Yesterday he was back home on the Isle of Man after seeing off John Jeavons Fellows by a landslide vote of 647-332. "There is an overwhelming desire to accept what the International Board announced in August, albeit the way they did it might have caused great problems," he said. "But the information I've got is that the general membership of the union accept a seamless game. Seamless" is RFU speak for allowing every club to make its own choice about professionalism, and Brittle's remarks will come as a considerable relief to EFDR, which comprises the current First Division of the Courage Clubs' Championship plus Northampton, the Second Division leaders.

But if the worst came to the worst at the special meeting, the small clubs were left in no doubt last night of the consequences. "I don't think anybody, bottom line, wants to break away, but if the junior end of the game forces the issue at a second special general meeting then there will be little alternative," Tony Russ, the Leicester rugby director, said.

The big clubs' concern is mixed with incredulity that the RFU has been unable to explain that for nearly all its membership the open game adopted by the IB will make no difference. "I just can't see what they have to fear from professionalism because the amateur game will simply go on as before as it does in soccer and cricket and even rugby league," John Quin, the Bath secretary, said.

The fact that the England team, not to mention the rest of the world, are already professionals and that the likes of Bath and Leicester are already putting their own forms of professionalism in place ready for the end of the season makes the delay caused by the calling of the second meeting highly inconvenient.

"One upshot of the Birmingham meeting could be that the international players might be rather concerned at the turn of events and be prepared to throw in their lot with the clubs to protect their interests," David Tyler, Bristol's club administrator, said.

"There is no doubt that whoever controls the top players will control what happens at the top end of the game and if we get them on board with us we can then get on to television and sponsors with a clearly defined and attractive product.

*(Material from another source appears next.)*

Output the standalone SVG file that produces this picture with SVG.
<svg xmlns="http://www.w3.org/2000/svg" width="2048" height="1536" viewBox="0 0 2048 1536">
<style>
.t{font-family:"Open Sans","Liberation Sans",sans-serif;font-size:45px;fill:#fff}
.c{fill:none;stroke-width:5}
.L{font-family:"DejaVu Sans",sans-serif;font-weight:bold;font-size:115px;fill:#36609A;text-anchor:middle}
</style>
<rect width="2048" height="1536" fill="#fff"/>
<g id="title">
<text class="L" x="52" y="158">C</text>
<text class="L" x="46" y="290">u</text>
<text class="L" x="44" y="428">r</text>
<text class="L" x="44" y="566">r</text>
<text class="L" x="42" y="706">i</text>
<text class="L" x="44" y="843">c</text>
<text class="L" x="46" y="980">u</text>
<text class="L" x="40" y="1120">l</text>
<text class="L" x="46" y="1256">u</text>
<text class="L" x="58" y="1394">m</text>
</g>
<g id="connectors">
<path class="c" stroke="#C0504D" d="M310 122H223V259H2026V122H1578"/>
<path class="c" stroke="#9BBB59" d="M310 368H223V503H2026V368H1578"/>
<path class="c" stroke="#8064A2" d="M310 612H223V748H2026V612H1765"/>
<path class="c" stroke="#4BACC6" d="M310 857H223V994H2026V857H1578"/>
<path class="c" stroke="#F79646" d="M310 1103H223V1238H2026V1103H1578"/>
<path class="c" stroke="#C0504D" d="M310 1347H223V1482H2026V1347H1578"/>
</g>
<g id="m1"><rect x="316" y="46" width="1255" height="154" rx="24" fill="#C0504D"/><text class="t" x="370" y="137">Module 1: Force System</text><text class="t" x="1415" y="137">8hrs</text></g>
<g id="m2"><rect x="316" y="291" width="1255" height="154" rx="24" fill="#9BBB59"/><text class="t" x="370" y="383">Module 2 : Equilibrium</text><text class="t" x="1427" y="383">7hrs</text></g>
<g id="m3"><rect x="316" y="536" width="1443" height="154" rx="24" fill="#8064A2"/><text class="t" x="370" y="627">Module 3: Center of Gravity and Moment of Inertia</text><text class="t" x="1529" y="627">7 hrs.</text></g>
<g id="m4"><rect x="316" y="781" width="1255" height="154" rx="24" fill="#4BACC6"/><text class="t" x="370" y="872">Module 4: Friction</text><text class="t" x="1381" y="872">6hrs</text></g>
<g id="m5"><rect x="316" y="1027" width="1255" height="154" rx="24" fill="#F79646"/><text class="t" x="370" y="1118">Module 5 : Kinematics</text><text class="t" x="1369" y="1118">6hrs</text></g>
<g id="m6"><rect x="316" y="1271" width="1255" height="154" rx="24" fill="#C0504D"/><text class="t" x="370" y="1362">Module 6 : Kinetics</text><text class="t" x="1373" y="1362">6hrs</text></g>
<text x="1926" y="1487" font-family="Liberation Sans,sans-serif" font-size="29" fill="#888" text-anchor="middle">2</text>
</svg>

"We haven't got time to wait for another special meeting because we are talking about next season and the issue is far too urgent to be left any longer." There was comfort for the RFU from one unlikely source last night, however. The normally belligerent Mike Coley, Gloucester's chief executive and the official spokesman for EFDR, said "Eleven clubs out of 2,000 are not that important in the context of a meeting like that and we weren't much more than observers really. We've said we don't want to run rugby, only the top professional end of the game and I actually don't believe that in the end they will vote for an amateur game."